In mild frustration, I spent the better part of the next few hours working on something else: summarising a book of semiotic analysis on the literary representation of space, analysing Beckett's brand of nihilism, meditating on the strange interdependence of perfectionism and insecurity in the work of writing (Beckett again: "No sooner is the ink dry than it revolts me"). While browsing the list of
Rodopi's publication series and downloading a few obscure but useful articles, I came across an interesting journal:
Matatu: Journal for African Culture and Society. Having just returned from Uganda, the name of the journal strikes me as a brilliant metaphor. Let me quote the editors:
Matatu is animated by a lively interest in African culture and literature (including the Afro-Caribbean) that moves beyond worn-out clichés of ‘cultural authenticity’ and ‘national liberation’ towards critical exploration of African modernities. The East African public transport vehicle from which Matatu takes its name is both a component and a symbol of these modernities: based on ‘Western’ (these days usually Japanese) technology, it is a vigorously African institution; it is usually regarded with some anxiety by those travelling in it, but is often enough the only means of transport available; it creates temporary communicative communities and provides a transient site for the exchange of news, storytelling, and political debate.

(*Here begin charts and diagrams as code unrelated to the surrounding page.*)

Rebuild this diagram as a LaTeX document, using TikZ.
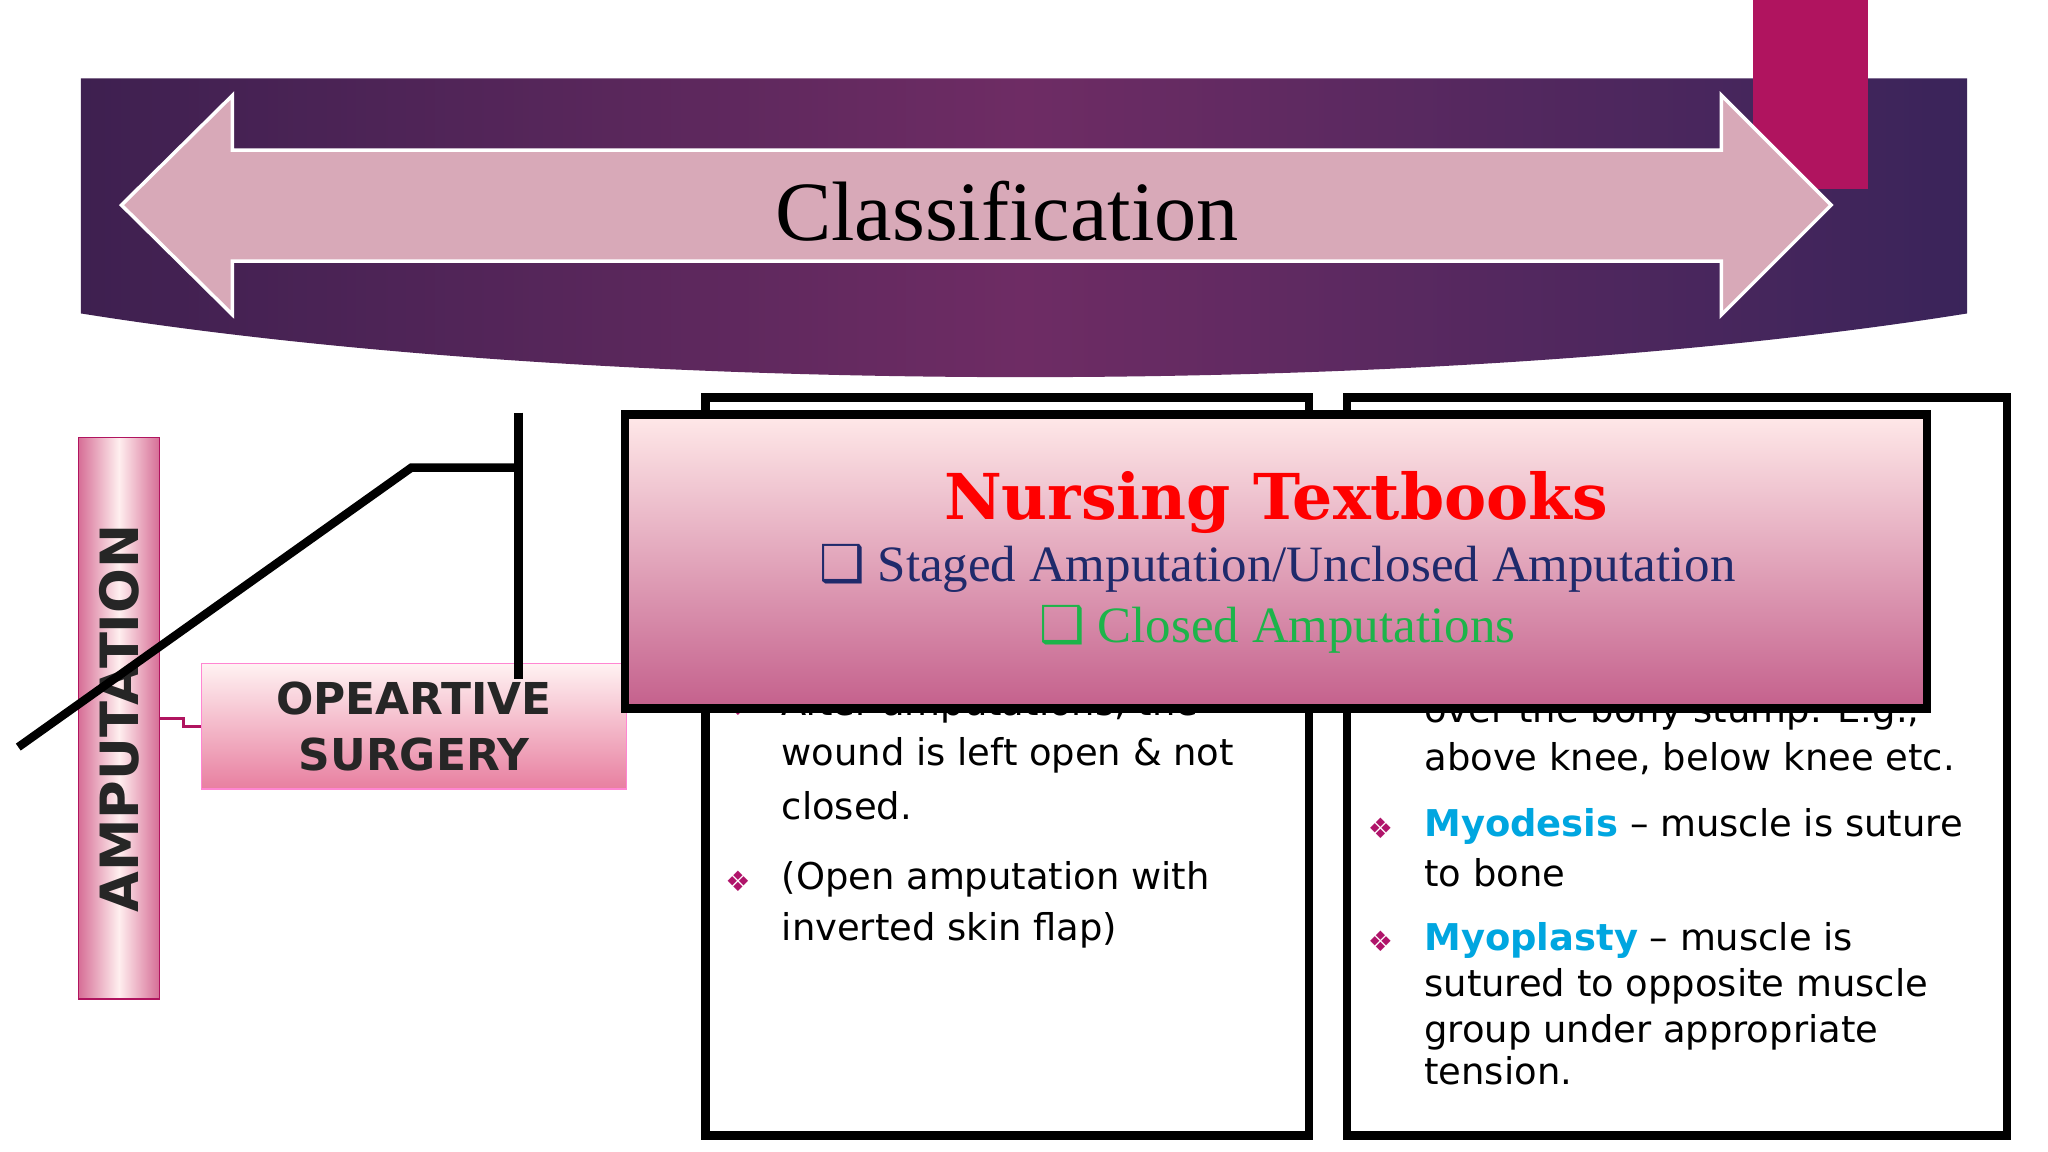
\documentclass[tikz,border=0pt]{standalone}
\usepackage{fontspec}
\setmainfont{DejaVu Sans}
\newfontfamily\serifx{Liberation Serif}
\newfontfamily\dserif{DejaVu Serif}
\definecolor{mag}{HTML}{B0145F}
\definecolor{navy}{HTML}{1F2A6B}
\definecolor{grn}{HTML}{1DB44A}
\definecolor{cyanx}{HTML}{00A6E0}
\definecolor{bul}{HTML}{B0146A}
\def\u{0.013061cm}
\begin{document}
\begin{tikzpicture}[x=0.013061cm,y=-0.013061cm,
  bline/.style={anchor=west,font=\fontsize{10.5}{13}\selectfont,inner sep=0pt},
  bulx/.style={anchor=center,font=\fontsize{8}{10}\selectfont,text=bul,inner sep=0pt},
  frame/.style={draw=black,line width=2.4pt}]
\useasboundingbox[fill=white] (0,0) rectangle (1568,882);
% banner
\shade[left color={rgb,255:red,62;green,32;blue,80}, right color={rgb,255:red,58;green,36;blue,90}, middle color={rgb,255:red,110;green,44;blue,100}]
 (62,60) -- (1506,60) -- (1506,240) .. controls (1100,305) and (470,305) .. (62,240) -- cycle;
\fill[mag] (1342,0) rectangle (1430,145);
\filldraw[draw=white,line width=1pt,fill={rgb,255:red,216;green,169;blue,184}]
 (93,157) -- (178,73) -- (178,115) -- (1318,115) -- (1318,73) -- (1402,157) -- (1318,241) -- (1318,200) -- (178,200) -- (178,241) -- cycle;
\node[font=\serifx\fontsize{24}{28}\selectfont] (cls) at (771,162) {Classification};
% amputation
\node[draw=mag,minimum width=62*\u,minimum height=430*\u,inner sep=0pt,
  left color={rgb,255:red,214;green,110;blue,150}, right color={rgb,255:red,214;green,110;blue,150}, middle color=pink!25,
  ] (amp) at (91,550) {};
\node[rotate=90,font=\bfseries\fontsize{15}{18}\selectfont,text=black!85] at (amp.center) {AMPUTATION};
\node[draw=pink!70!magenta,minimum width=325*\u,minimum height=96*\u,inner sep=0pt,
  top color=pink!20, bottom color={rgb,255:red,232;green,127;blue,160},align=center,
  font=\bfseries\fontsize{12.5}{16}\selectfont,text=black!85] (op) at (317,556) {OPEARTIVE\\SURGERY};
\draw[mag,line width=0.8pt] (amp.east) -- ++(18,0) |- (op.west);
% black lines
\coordinate (l1) at (14,572); \coordinate (l2) at (315,358); \coordinate (l3) at (397,358);
\coordinate (v1) at (397,316); \coordinate (v2) at (397,520);
\draw[line width=2.4pt] (l1) -- (l2) -- (l3);
\draw[line width=2.4pt] (v1) -- (v2);
% boxes
\node[frame,minimum width=462*\u,minimum height=565*\u,inner sep=0pt] (bl) at (771,587) {};
\node[frame,minimum width=505*\u,minimum height=565*\u,inner sep=0pt] (br) at (1284,587) {};
% left text
\node[bulx] at (565,540) {❖};
\node[bline] at (598,540) {After amputations, the};
\node[bline] at (598,578) {wound is left open \& not};
\node[bline] at (598,617) {closed.};
\node[bulx] at (565,675) {❖};
\node[bline] at (598,673) {(Open amputation with};
\node[bline] at (598,712) {inverted skin flap)};
% right text
\node[bline] at (1090,545) {over the bony stump. E.g.,};
\node[bline] at (1090,581) {above knee, below knee etc.};
\node[bulx] at (1057,634) {❖};
\node[bline] at (1090,633) {\textbf{\color{cyanx}Myodesis} – muscle is suture};
\node[bline] at (1090,668) {to bone};
\node[bulx] at (1057,721) {❖};
\node[bline] at (1090,720) {\textbf{\color{cyanx}Myoplasty} – muscle is};
\node[bline] at (1090,755) {sutured to opposite muscle};
\node[bline] at (1090,790) {group under appropriate};
\node[bline] at (1090,820) {tension.};
% overlay
\node[frame,minimum width=997*\u,minimum height=225*\u,inner sep=0pt,
  top color=pink!35, bottom color={rgb,255:red,196;green,96;blue,140}] (ov) at (977,430) {};
\node[font=\dserif\bfseries\fontsize{18}{22}\selectfont,text=red] (nt) at (977,385) {Nursing Textbooks};
\node[font=\serifx\fontsize{14.5}{17}\selectfont,text=navy] (s1) at (978,435) {{\fontspec{DejaVu Sans}❑} Staged Amputation/Unclosed Amputation};
\node[font=\serifx\fontsize{14.5}{17}\selectfont,text=grn] (s2) at (978,482) {{\fontspec{DejaVu Sans}❑} Closed Amputations};
\end{tikzpicture}
\end{document}
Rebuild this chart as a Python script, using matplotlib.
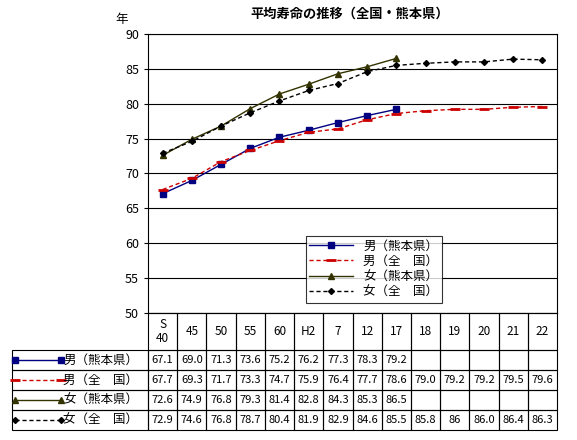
import matplotlib
matplotlib.use("Agg")
import matplotlib.pyplot as plt
import numpy as np

plt.rcParams['font.family'] = ['Noto Sans CJK JP', 'DejaVu Sans']

cats = ["S\n40", "45", "50", "55", "60", "H2", "7", "12", "17", "18", "19", "20", "21", "22"]
male_kuma = [67.1, 69.0, 71.3, 73.6, 75.2, 76.2, 77.3, 78.3, 79.2]
male_nat = [67.7, 69.3, 71.7, 73.3, 74.7, 75.9, 76.4, 77.7, 78.6, 79.0, 79.2, 79.2, 79.5, 79.6]
fem_kuma = [72.6, 74.9, 76.8, 79.3, 81.4, 82.8, 84.3, 85.3, 86.5]
fem_nat = [72.9, 74.6, 76.8, 78.7, 80.4, 81.9, 82.9, 84.6, 85.5, 85.8, 86, 86.0, 86.4, 86.3]
labels = ["男（熊本県）", "男（全　国）", "女（熊本県）", "女（全　国）"]
texts = [["67.1", "69.0", "71.3", "73.6", "75.2", "76.2", "77.3", "78.3", "79.2"],
         ["67.7", "69.3", "71.7", "73.3", "74.7", "75.9", "76.4", "77.7", "78.6", "79.0", "79.2", "79.2", "79.5", "79.6"],
         ["72.6", "74.9", "76.8", "79.3", "81.4", "82.8", "84.3", "85.3", "86.5"],
         ["72.9", "74.6", "76.8", "78.7", "80.4", "81.9", "82.9", "84.6", "85.5", "85.8", "86", "86.0", "86.4", "86.3"]]

styles = [dict(color="#000080", ls="-", marker="s", ms=4, mfc="#000080"),
          dict(color="#cc0000", ls=(0, (3, 2)), marker="_", ms=7, mew=2),
          dict(color="#333300", ls="-", marker="^", ms=5, mfc="#333300"),
          dict(color="#000000", ls=(0, (3, 2)), marker="D", ms=3)]
series = [male_kuma, male_nat, fem_kuma, fem_nat]

fig = plt.figure(figsize=(5.77, 4.40), dpi=100)
ax = fig.add_axes([148/577, 1-313/440, 409/577, 279/440])
for s, st, lab in zip(series, styles, labels):
    ax.plot(np.arange(len(s)), s, lw=1, label=lab, **st)
ax.set_xlim(-0.5, len(cats)-0.5)
ax.set_ylim(50, 90)
ax.set_yticks(range(50, 91, 5))
ax.yaxis.grid(True, color="black", lw=0.8)
ax.set_xticks([])
ax.tick_params(axis='y', labelsize=9, length=3)
for sp in ax.spines.values():
    sp.set_linewidth(0.8)
leg = ax.legend(loc="upper left", bbox_to_anchor=(0.37, 0.30), fontsize=9, frameon=True,
                fancybox=False, edgecolor="black", borderpad=0.3, labelspacing=0.2, handlelength=3.5)
leg.get_frame().set_linewidth(0.8)
fig.text(350/577, 1-14/440, "平均寿命の推移（全国・熊本県）", ha="center", va="center", fontsize=9.5, fontweight="bold")
fig.text(122/577, 1-20/440, "年", ha="center", va="center", fontsize=9)

# table
n = len(cats)
cw = 1.0 / n
hdr_h = 37/279
row_h = 20/279
lab_w = (148-12)/409
for i, c in enumerate(cats):
    x0 = i*cw
    ax.add_patch(plt.Rectangle((x0, -hdr_h), cw, hdr_h, transform=ax.transAxes, fill=False, lw=0.8, clip_on=False))
    ax.text(x0+cw/2, -hdr_h/2, c, transform=ax.transAxes, ha="center", va="center", fontsize=8.5, linespacing=1.1)
for r in range(4):
    y0 = -hdr_h - (r+1)*row_h
    ax.add_patch(plt.Rectangle((-lab_w, y0), lab_w, row_h, transform=ax.transAxes, fill=False, lw=0.8, clip_on=False))
    ax.plot([-lab_w+0.008, -lab_w+0.12], [y0+row_h/2]*2, transform=ax.transAxes, clip_on=False, lw=1, **styles[r])
    ax.text(-lab_w+0.125, y0+row_h/2, labels[r], transform=ax.transAxes, ha="left", va="center", fontsize=9)
    for i in range(n):
        x0 = i*cw
        ax.add_patch(plt.Rectangle((x0, y0), cw, row_h, transform=ax.transAxes, fill=False, lw=0.8, clip_on=False))
        if i < len(texts[r]):
            ax.text(x0+cw/2, y0+row_h/2, texts[r][i], transform=ax.transAxes, ha="center", va="center", fontsize=8)

fig.savefig("out.png", dpi=100)
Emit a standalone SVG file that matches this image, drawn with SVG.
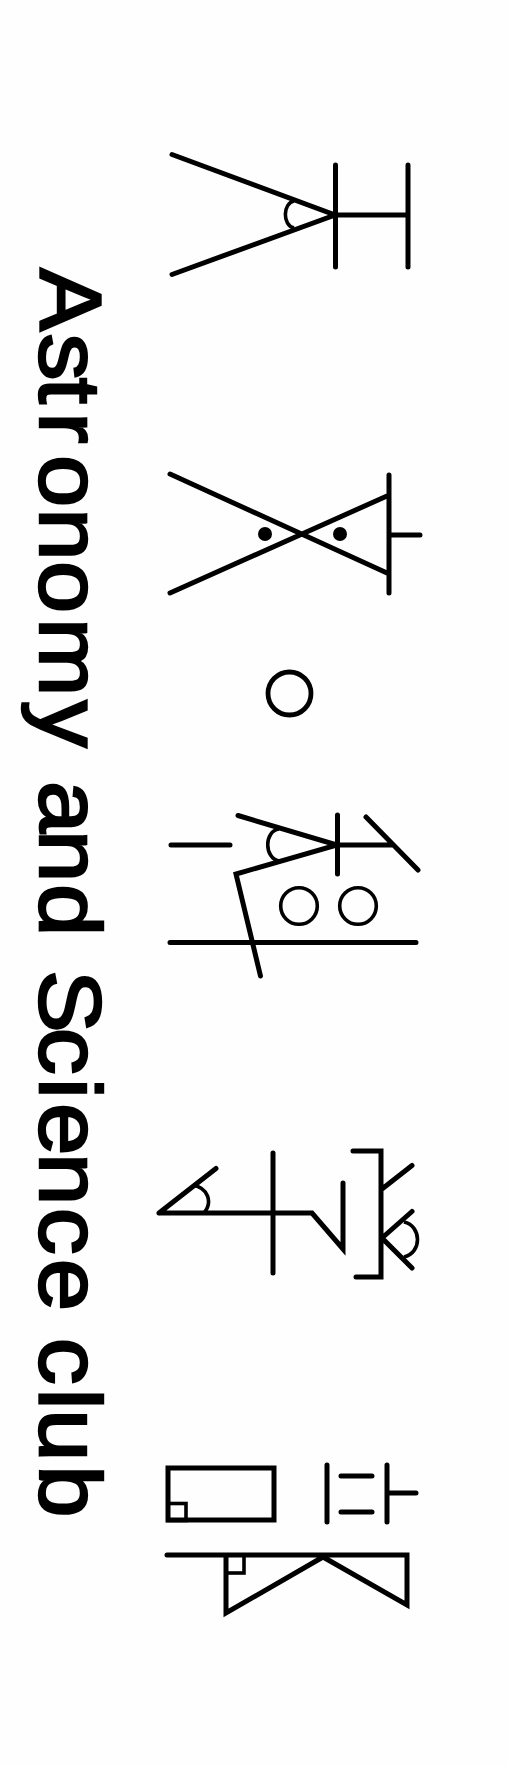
<svg xmlns="http://www.w3.org/2000/svg" width="508" height="1766" viewBox="0 0 508 1766">
<style>
.s{fill:none;stroke:#000;stroke-width:5;stroke-linecap:round;stroke-linejoin:miter}
.m{fill:none;stroke:#000;stroke-width:3.6;stroke-linecap:butt}
.d{fill:#000}
.t{font-family:"Liberation Sans",Arial,sans-serif;font-size:87px;fill:#000;stroke:#000;stroke-width:2.4}
</style>
<rect width="508" height="1766" fill="#fefefe"/>
<g id="title"><text class="t" transform="translate(39.500,0) rotate(90) scale(1.08,1)" x="248.5 308.8 349.7 381.6 421.3 470.5 519.4 572.3 648.5 685.2 723.1 768.6 818.6 851.9 898.1 951.6 998.2 1021.2 1067.7 1118.2 1165.6 1203.7 1238.6 1285.6 1304.8 1356.7">Astronomy and Science club</text></g>
<g id="glyph1">
<path class="s" d="M172 154.500L335 215L172 274.500M335.500 165V267M408 165V267M335 215H408"/>
<path class="m" d="M294 201C283 203 282 225 294 228"/>
</g>
<g id="glyph2">
<path class="s" d="M170 474L387 573M170 593L387 496M389 475V593M389 535H420"/>
<circle class="d" cx="265" cy="534" r="7"/><circle class="d" cx="340" cy="534" r="7"/>
</g>
<g id="glyph3"><circle cx="289.500" cy="693.500" r="21.500" fill="none" stroke="#000" stroke-width="4.800"/></g>
<g id="glyph4">
<path class="s" d="M171 845H230M238 815.500L337 845L236 874L260.500 976M337.500 815V874M337 845H393M366 817L418 870M170 942.500H416"/>
<path class="m" d="M279 829C264 831 264 858 279 861"/>
<circle class="m" cx="299" cy="906" r="18.300"/><circle class="m" cx="358" cy="906" r="18.300"/>
</g>
<g id="glyph5">
<path class="s" d="M159 1213H312L343 1249V1183M159 1213L216 1168.500M273 1153V1273M353 1151H381V1277H356M382 1189L412 1165.500M412 1211.500L382 1238L412 1268"/>
<path class="m" d="M193 1185C208 1188 213 1202 204 1213M404 1222C422 1226 422 1253 404 1257"/>
</g>
<g id="glyph6">
<rect class="s" x="168" y="1468" width="106" height="52"/>
<rect class="m" x="168" y="1503.500" width="18" height="17"/>
<path class="s" d="M327 1465V1522M341 1476H372M341 1512H372M387 1465V1522M387 1493H416"/>
</g>
<g id="glyph7">
<path class="s" d="M167 1555H407V1605L323 1557L226 1613V1555"/>
<rect class="m" x="226" y="1555" width="18" height="18"/>
</g>
<g id="connectors"></g>
</svg>
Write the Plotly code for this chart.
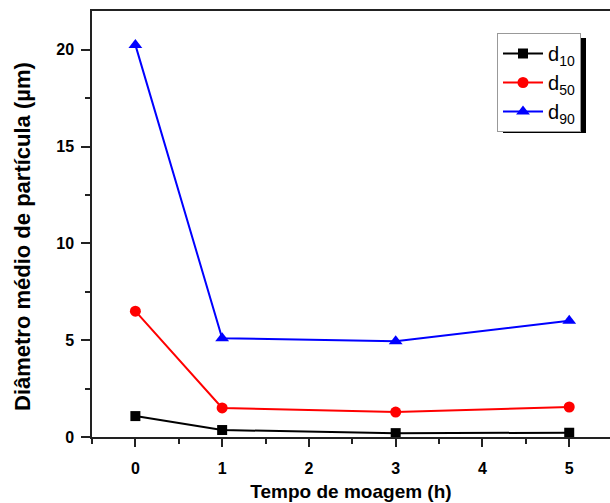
import plotly.graph_objects as go

tempo = [0, 1, 3, 5]
d10 = [1.08, 0.36, 0.20, 0.22]
d50 = [6.5, 1.5, 1.29, 1.55]
d90 = [20.25, 5.1, 4.95, 6.0]
names = ["d<sub>10</sub>", "d<sub>50</sub>", "d<sub>90</sub>"]
colors = ["black", "red", "blue"]
symbols = ["square", "circle", "triangle-up"]
sizes = [10, 11, 12]

W, H = 610, 503
ML, MR, MT, MB = 92, 0, 11, 66

fig = go.Figure()
for ys, n, c, s, sz in zip([d10, d50, d90], names, colors, symbols, sizes):
    fig.add_trace(go.Scatter(x=tempo, y=ys, name=n, mode="lines+markers",
                             line=dict(color=c, width=2),
                             marker=dict(symbol=s, size=sz, color=c)))

pw = W - ML - MR
ph = H - MT - MB
def px_x(p):
    return (p - ML) / pw
def px_y(p):
    return (H - MB - p) / ph

fig.add_shape(type="rect", xref="paper", yref="paper",
              x0=px_x(503), x1=px_x(586), y0=px_y(133), y1=px_y(38),
              fillcolor="black", line=dict(width=0), layer="above")

fig.add_annotation(text="Diâmetro médio de partícula (µm)", textangle=-90,
                   xref="paper", yref="paper", x=px_x(22), y=px_y(237),
                   xanchor="center", yanchor="middle", showarrow=False,
                   font=dict(size=22, weight="bold", family="Liberation Sans, Arial", color="black"))

tf = dict(size=16, family="Liberation Sans, Arial", weight="bold", color="black")

fig.update_layout(
    width=W, height=H,
    margin=dict(l=ML, r=MR, t=MT, b=MB),
    plot_bgcolor="white", paper_bgcolor="white",
    font=dict(family="Liberation Sans, Arial", color="black"),
    showlegend=True,
    legend=dict(x=px_x(497), y=px_y(33), xanchor="left", yanchor="top",
                bgcolor="white", bordercolor="#999999", borderwidth=1,
                font=dict(size=20, color="black"), tracegroupgap=0,
                itemwidth=40),
    xaxis=dict(range=[-0.5, 5.47], tickvals=[0, 1, 2, 3, 4, 5],
               showgrid=False, zeroline=False, showline=True, linecolor="#222",
               linewidth=1.5, mirror=True, ticks="outside", ticklen=8,
               tickcolor="#222", tickwidth=1.5, ticklabelstandoff=8,
               minor=dict(dtick=0.5, ticks="outside", ticklen=5, tickcolor="#222", tickwidth=1.5),
               tickfont=tf,
               title=dict(text="Tempo de moagem (h)",
                          font=dict(size=19, weight="bold"), standoff=9)),
    yaxis=dict(range=[0, 22], tickvals=[0, 5, 10, 15, 20],
               showgrid=False, zeroline=False, showline=True, linecolor="#222",
               linewidth=1.5, mirror=False, ticks="outside", ticklen=9,
               tickcolor="#222", tickwidth=1.5, ticklabelstandoff=4,
               minor=dict(dtick=2.5, ticks="outside", ticklen=5, tickcolor="#222", tickwidth=1.5),
               tickfont=tf),
)
fig.write_html("out.html")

After breathing out the scholarly fumes of the matatu, I discovered that I have been writing about
atopia in one of the original meanings of
utopia. Thanks, Thomas More. On to other things.
Eventually, I did come back to the original question on Auster and epistolarity. According to a secondary source, Altman defines the epistolary genre in part through reciprocity. The anticipation of a reply, of the receiver and the writer swapping roles in the future, belongs to the basic premises of letter writing. In one sense, it occurred to me, the letter resembles the gift as defined by Derrida; it always presupposes a level of exchange. In Auster, although the letter is framed as an act of communication, the potential for a reply seems nonexistent. The act is doomed to be a monologue. Therefore the epistolary novel, declared a dead genre long ago anyhow, hardly offers a very relevant frame of reference.
Glad I got that settled. Makes a decent footnote.
Post Scriptum: Why on earth would anyone want to bring productivity-based thinking into the academia? The annual number of degrees does not say much, really. They would have to count the words and assess their quality one by one.